Entries with chart source code:
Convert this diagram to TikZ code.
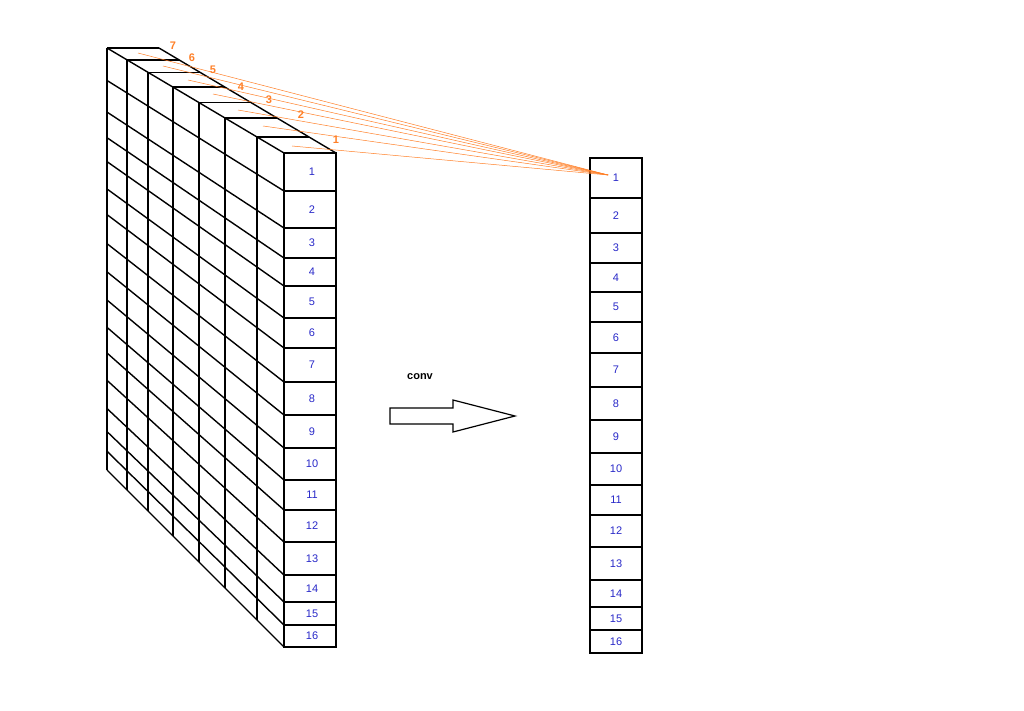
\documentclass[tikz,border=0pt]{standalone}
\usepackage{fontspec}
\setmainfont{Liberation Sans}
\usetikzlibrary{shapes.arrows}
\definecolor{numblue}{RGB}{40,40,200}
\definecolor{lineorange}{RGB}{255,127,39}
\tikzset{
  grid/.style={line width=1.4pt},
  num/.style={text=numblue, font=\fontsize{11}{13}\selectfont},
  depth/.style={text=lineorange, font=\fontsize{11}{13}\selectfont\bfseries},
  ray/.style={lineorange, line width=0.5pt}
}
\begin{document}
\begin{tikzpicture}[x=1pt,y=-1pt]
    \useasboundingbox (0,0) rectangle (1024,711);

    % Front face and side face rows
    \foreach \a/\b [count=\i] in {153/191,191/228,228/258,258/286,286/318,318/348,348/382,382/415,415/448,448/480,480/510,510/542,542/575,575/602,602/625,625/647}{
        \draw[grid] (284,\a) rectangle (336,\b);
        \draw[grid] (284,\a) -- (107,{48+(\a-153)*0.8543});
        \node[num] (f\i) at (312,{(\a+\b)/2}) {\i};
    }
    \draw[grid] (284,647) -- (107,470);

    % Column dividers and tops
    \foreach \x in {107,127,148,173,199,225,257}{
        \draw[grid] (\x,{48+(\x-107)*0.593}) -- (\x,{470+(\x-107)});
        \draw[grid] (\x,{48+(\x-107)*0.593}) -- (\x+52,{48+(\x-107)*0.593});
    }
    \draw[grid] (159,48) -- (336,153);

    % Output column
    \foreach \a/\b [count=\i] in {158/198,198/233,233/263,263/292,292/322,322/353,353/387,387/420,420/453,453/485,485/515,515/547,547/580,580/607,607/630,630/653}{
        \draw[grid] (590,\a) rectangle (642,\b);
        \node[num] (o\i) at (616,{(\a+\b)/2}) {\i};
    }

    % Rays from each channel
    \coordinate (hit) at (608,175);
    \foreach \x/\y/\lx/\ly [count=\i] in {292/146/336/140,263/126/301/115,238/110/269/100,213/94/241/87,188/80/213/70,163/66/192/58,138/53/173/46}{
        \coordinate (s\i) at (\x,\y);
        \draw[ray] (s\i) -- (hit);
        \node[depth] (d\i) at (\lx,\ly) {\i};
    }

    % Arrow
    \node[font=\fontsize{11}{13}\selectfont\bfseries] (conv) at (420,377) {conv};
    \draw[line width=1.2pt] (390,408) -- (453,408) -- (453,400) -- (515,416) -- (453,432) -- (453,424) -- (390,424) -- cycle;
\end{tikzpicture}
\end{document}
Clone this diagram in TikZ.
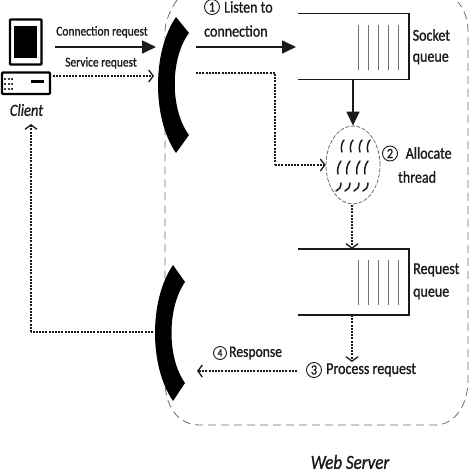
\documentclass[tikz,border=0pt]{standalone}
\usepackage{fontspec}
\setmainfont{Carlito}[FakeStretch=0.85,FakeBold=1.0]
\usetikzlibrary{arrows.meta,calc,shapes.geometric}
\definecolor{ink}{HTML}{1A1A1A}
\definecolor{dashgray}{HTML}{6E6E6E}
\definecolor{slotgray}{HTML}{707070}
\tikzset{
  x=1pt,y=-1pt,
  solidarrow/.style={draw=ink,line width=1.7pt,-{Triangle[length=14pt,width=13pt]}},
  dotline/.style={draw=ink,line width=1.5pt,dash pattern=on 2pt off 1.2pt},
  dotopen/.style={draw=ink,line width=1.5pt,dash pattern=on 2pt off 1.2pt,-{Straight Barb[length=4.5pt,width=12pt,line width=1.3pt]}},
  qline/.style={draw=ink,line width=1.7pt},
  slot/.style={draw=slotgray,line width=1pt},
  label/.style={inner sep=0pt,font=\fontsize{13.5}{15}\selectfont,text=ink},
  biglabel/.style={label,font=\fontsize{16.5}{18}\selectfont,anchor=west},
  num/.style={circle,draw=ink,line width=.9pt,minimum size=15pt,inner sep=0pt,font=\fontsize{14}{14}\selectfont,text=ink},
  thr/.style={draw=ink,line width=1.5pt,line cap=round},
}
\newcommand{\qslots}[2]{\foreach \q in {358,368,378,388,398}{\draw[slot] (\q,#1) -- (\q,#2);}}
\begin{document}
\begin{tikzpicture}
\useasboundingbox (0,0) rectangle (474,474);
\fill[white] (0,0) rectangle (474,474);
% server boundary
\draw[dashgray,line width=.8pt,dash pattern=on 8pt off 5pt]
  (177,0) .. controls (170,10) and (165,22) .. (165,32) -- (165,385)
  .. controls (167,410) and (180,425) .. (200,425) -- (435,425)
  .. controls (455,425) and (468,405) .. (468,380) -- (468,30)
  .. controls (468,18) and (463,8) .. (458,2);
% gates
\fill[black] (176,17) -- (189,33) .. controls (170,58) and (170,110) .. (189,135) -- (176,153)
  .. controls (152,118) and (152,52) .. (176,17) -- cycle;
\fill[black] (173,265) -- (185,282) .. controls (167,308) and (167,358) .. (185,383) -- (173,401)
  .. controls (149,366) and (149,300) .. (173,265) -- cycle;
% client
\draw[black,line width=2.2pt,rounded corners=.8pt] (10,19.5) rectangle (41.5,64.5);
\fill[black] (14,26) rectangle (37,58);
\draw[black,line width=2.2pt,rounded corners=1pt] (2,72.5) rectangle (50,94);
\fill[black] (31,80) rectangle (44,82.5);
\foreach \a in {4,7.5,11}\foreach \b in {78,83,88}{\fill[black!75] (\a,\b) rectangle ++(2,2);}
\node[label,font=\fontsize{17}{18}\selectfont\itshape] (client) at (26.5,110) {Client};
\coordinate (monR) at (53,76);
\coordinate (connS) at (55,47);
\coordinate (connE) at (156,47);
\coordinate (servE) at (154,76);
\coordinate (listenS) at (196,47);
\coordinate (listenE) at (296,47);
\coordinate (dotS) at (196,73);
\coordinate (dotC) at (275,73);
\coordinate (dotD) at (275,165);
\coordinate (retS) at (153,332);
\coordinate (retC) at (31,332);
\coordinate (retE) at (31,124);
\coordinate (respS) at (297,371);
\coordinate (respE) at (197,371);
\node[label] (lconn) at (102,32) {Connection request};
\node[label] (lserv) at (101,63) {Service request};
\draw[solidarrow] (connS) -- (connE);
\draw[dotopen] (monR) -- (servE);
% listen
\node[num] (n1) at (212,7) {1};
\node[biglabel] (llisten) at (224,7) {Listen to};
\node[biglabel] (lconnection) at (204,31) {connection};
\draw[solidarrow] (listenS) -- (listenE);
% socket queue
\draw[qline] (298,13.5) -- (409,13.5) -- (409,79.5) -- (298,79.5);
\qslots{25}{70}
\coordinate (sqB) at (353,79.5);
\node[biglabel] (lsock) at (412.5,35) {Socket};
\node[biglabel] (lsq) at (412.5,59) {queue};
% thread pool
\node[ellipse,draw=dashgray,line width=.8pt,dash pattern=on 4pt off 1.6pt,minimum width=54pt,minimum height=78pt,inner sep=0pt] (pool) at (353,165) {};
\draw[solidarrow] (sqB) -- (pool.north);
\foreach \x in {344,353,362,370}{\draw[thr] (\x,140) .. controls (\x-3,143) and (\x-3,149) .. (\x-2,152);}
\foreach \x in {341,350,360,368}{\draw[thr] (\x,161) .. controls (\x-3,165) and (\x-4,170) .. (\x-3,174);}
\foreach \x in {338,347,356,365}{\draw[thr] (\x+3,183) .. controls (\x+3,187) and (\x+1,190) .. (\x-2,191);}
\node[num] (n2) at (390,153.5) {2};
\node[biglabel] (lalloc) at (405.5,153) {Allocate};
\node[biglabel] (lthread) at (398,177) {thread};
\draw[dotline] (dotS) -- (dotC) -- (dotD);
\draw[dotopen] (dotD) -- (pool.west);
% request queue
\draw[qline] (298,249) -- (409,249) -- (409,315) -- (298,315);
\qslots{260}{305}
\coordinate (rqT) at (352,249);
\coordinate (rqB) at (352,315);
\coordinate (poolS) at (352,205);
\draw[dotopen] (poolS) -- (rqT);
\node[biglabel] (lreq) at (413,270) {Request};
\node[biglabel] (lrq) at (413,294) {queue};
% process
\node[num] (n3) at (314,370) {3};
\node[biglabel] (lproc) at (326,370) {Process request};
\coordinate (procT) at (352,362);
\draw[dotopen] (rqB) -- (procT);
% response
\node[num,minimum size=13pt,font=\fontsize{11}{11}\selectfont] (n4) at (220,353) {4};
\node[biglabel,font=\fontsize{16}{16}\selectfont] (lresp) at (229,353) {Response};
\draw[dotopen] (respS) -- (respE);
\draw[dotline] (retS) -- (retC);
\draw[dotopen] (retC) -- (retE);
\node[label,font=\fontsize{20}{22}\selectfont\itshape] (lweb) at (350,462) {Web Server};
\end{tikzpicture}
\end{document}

Instructions to follow: Repeat exactly the lines from the first line of the records above through the line containing "(0,0) rectangle (1024,711);", leaving out the pictures.

Written answer:
Convert this diagram to TikZ code.
\documentclass[tikz,border=0pt]{standalone}
\usepackage{fontspec}
\setmainfont{Liberation Sans}
\usetikzlibrary{shapes.arrows}
\definecolor{numblue}{RGB}{40,40,200}
\definecolor{lineorange}{RGB}{255,127,39}
\tikzset{
  grid/.style={line width=1.4pt},
  num/.style={text=numblue, font=\fontsize{11}{13}\selectfont},
  depth/.style={text=lineorange, font=\fontsize{11}{13}\selectfont\bfseries},
  ray/.style={lineorange, line width=0.5pt}
}
\begin{document}
\begin{tikzpicture}[x=1pt,y=-1pt]
    \useasboundingbox (0,0) rectangle (1024,711);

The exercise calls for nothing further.